DATA EXCERPT ▸
════════════════

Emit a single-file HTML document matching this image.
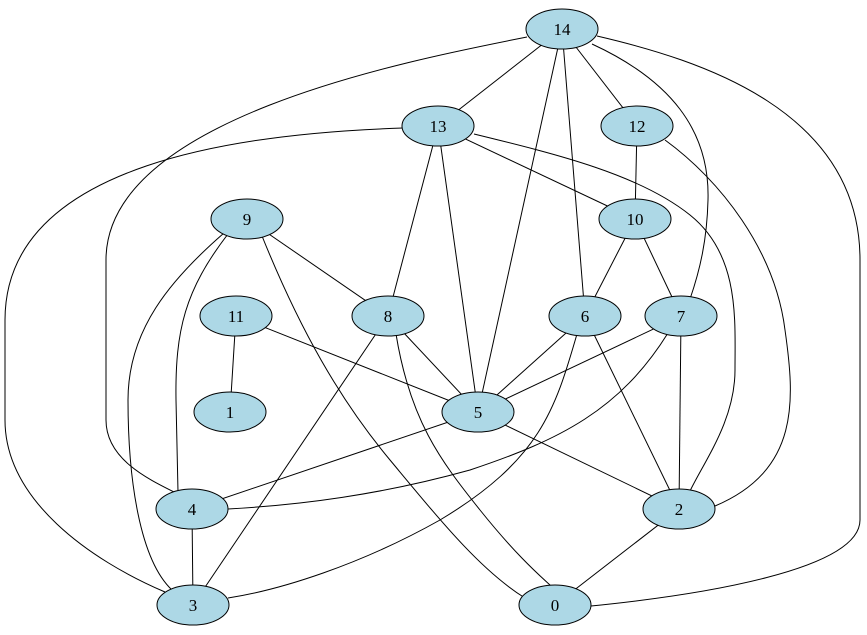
<!DOCTYPE html>
<html><head><style>body{margin:0;background:#fff}svg{display:block}</style></head>
<body>
<svg width="867" height="635" viewBox="0 0 867 635" xmlns="http://www.w3.org/2000/svg">
<g fill="none" stroke="#000" stroke-width="1">
<line x1="562" y1="29" x2="438" y2="126"/>
<line x1="562" y1="29" x2="637" y2="126"/>
<line x1="562" y1="29" x2="478" y2="412"/>
<line x1="562" y1="29" x2="585" y2="316"/>
<path d="M592,44 C670,80 710,130 708,200 C707,240 700,270 690,299"/>
<path d="M597,36 C700,60 860,110 860,260 L860,520 C860,570 700,595 591,606"/>
<path d="M527,37 C400,62 106,120 106,260 L106,420 C106,460 150,480 178,494"/>
<line x1="438" y1="126" x2="635" y2="219"/>
<line x1="438" y1="126" x2="388" y2="316"/>
<line x1="438" y1="126" x2="478" y2="412"/>
<path d="M474,134 C560,155 640,175 690,215 C740,255 735,320 735,370 C735,420 705,460 690,491"/>
<path d="M403,128 C250,133 5,160 5,320 L5,420 C5,500 90,560 165,592"/>
<line x1="637" y1="126" x2="635" y2="219"/>
<path d="M665,140 C720,180 775,250 785,330 C795,400 800,470 715,506"/>
<line x1="635" y1="219" x2="585" y2="316"/>
<line x1="635" y1="219" x2="681" y2="316"/>
<line x1="247" y1="219" x2="388" y2="316"/>
<path d="M262,236 C300,330 340,400 390,460 C440,520 480,570 525,598"/>
<path d="M228,234 C185,290 175,330 176,400 L178,492"/>
<path d="M224,233 C170,280 128,330 128,400 C128,480 140,560 172,590"/>
<line x1="236" y1="316" x2="478" y2="412"/>
<line x1="236" y1="316" x2="230" y2="412"/>
<line x1="388" y1="316" x2="478" y2="412"/>
<line x1="388" y1="316" x2="193" y2="605"/>
<path d="M396,334 C410,420 440,460 480,510 C520,560 545,580 552,587"/>
<line x1="585" y1="316" x2="478" y2="412"/>
<line x1="585" y1="316" x2="679" y2="509"/>
<path d="M577,334 C555,410 540,460 440,520 C360,565 280,590 228,598"/>
<line x1="681" y1="316" x2="478" y2="412"/>
<line x1="681" y1="316" x2="679" y2="509"/>
<path d="M668,333 C620,410 560,440 470,470 C380,495 300,505 228,509"/>
<line x1="478" y1="412" x2="192" y2="509"/>
<line x1="478" y1="412" x2="679" y2="509"/>
<line x1="192" y1="509" x2="193" y2="605"/>
<line x1="679" y1="509" x2="555" y2="605"/>
</g>
<g fill="#add8e6" stroke="#000" stroke-width="1">
<ellipse cx="562" cy="29" rx="36" ry="20"/>
<ellipse cx="438" cy="126" rx="36" ry="20"/>
<ellipse cx="637" cy="126" rx="36" ry="20"/>
<ellipse cx="635" cy="219" rx="36" ry="20"/>
<ellipse cx="247" cy="219" rx="36" ry="20"/>
<ellipse cx="236" cy="316" rx="36" ry="20"/>
<ellipse cx="388" cy="316" rx="36" ry="20"/>
<ellipse cx="585" cy="316" rx="36" ry="20"/>
<ellipse cx="681" cy="316" rx="36" ry="20"/>
<ellipse cx="230" cy="412" rx="36" ry="20"/>
<ellipse cx="478" cy="412" rx="36" ry="20"/>
<ellipse cx="192" cy="509" rx="36" ry="20"/>
<ellipse cx="679" cy="509" rx="36" ry="20"/>
<ellipse cx="193" cy="605" rx="36" ry="20"/>
<ellipse cx="555" cy="605" rx="36" ry="20"/>
</g>
<g font-family="Liberation Serif, serif" font-size="17" text-anchor="middle">
<text x="562" y="35">14</text>
<text x="438" y="132">13</text>
<text x="637" y="132">12</text>
<text x="635" y="225">10</text>
<text x="247" y="225">9</text>
<text x="236" y="322">11</text>
<text x="388" y="322">8</text>
<text x="585" y="322">6</text>
<text x="681" y="322">7</text>
<text x="230" y="418">1</text>
<text x="478" y="418">5</text>
<text x="192" y="515">4</text>
<text x="679" y="515">2</text>
<text x="193" y="611">3</text>
<text x="555" y="611">0</text>
</g>
</svg>
</body></html>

════════════════

SET PROBLEM ▸ Copy out all of the material exactly as written, without its pictures.

FINAL ANSWER ▸
Emit a single-file HTML document matching this image.
<!DOCTYPE html>
<html><head><style>body{margin:0;background:#fff}svg{display:block}</style></head>
<body>
<svg width="867" height="635" viewBox="0 0 867 635" xmlns="http://www.w3.org/2000/svg">
<g fill="none" stroke="#000" stroke-width="1">
<line x1="562" y1="29" x2="438" y2="126"/>
<line x1="562" y1="29" x2="637" y2="126"/>
<line x1="562" y1="29" x2="478" y2="412"/>
<line x1="562" y1="29" x2="585" y2="316"/>
<path d="M592,44 C670,80 710,130 708,200 C707,240 700,270 690,299"/>
<path d="M597,36 C700,60 860,110 860,260 L860,520 C860,570 700,595 591,606"/>
<path d="M527,37 C400,62 106,120 106,260 L106,420 C106,460 150,480 178,494"/>
<line x1="438" y1="126" x2="635" y2="219"/>
<line x1="438" y1="126" x2="388" y2="316"/>
<line x1="438" y1="126" x2="478" y2="412"/>
<path d="M474,134 C560,155 640,175 690,215 C740,255 735,320 735,370 C735,420 705,460 690,491"/>
<path d="M403,128 C250,133 5,160 5,320 L5,420 C5,500 90,560 165,592"/>
<line x1="637" y1="126" x2="635" y2="219"/>
<path d="M665,140 C720,180 775,250 785,330 C795,400 800,470 715,506"/>
<line x1="635" y1="219" x2="585" y2="316"/>
<line x1="635" y1="219" x2="681" y2="316"/>
<line x1="247" y1="219" x2="388" y2="316"/>
<path d="M262,236 C300,330 340,400 390,460 C440,520 480,570 525,598"/>
<path d="M228,234 C185,290 175,330 176,400 L178,492"/>
<path d="M224,233 C170,280 128,330 128,400 C128,480 140,560 172,590"/>
<line x1="236" y1="316" x2="478" y2="412"/>
<line x1="236" y1="316" x2="230" y2="412"/>
<line x1="388" y1="316" x2="478" y2="412"/>
<line x1="388" y1="316" x2="193" y2="605"/>
<path d="M396,334 C410,420 440,460 480,510 C520,560 545,580 552,587"/>
<line x1="585" y1="316" x2="478" y2="412"/>
<line x1="585" y1="316" x2="679" y2="509"/>
<path d="M577,334 C555,410 540,460 440,520 C360,565 280,590 228,598"/>
<line x1="681" y1="316" x2="478" y2="412"/>
<line x1="681" y1="316" x2="679" y2="509"/>
<path d="M668,333 C620,410 560,440 470,470 C380,495 300,505 228,509"/>
<line x1="478" y1="412" x2="192" y2="509"/>
<line x1="478" y1="412" x2="679" y2="509"/>
<line x1="192" y1="509" x2="193" y2="605"/>
<line x1="679" y1="509" x2="555" y2="605"/>
</g>
<g fill="#add8e6" stroke="#000" stroke-width="1">
<ellipse cx="562" cy="29" rx="36" ry="20"/>
<ellipse cx="438" cy="126" rx="36" ry="20"/>
<ellipse cx="637" cy="126" rx="36" ry="20"/>
<ellipse cx="635" cy="219" rx="36" ry="20"/>
<ellipse cx="247" cy="219" rx="36" ry="20"/>
<ellipse cx="236" cy="316" rx="36" ry="20"/>
<ellipse cx="388" cy="316" rx="36" ry="20"/>
<ellipse cx="585" cy="316" rx="36" ry="20"/>
<ellipse cx="681" cy="316" rx="36" ry="20"/>
<ellipse cx="230" cy="412" rx="36" ry="20"/>
<ellipse cx="478" cy="412" rx="36" ry="20"/>
<ellipse cx="192" cy="509" rx="36" ry="20"/>
<ellipse cx="679" cy="509" rx="36" ry="20"/>
<ellipse cx="193" cy="605" rx="36" ry="20"/>
<ellipse cx="555" cy="605" rx="36" ry="20"/>
</g>
<g font-family="Liberation Serif, serif" font-size="17" text-anchor="middle">
<text x="562" y="35">14</text>
<text x="438" y="132">13</text>
<text x="637" y="132">12</text>
<text x="635" y="225">10</text>
<text x="247" y="225">9</text>
<text x="236" y="322">11</text>
<text x="388" y="322">8</text>
<text x="585" y="322">6</text>
<text x="681" y="322">7</text>
<text x="230" y="418">1</text>
<text x="478" y="418">5</text>
<text x="192" y="515">4</text>
<text x="679" y="515">2</text>
<text x="193" y="611">3</text>
<text x="555" y="611">0</text>
</g>
</svg>
</body></html>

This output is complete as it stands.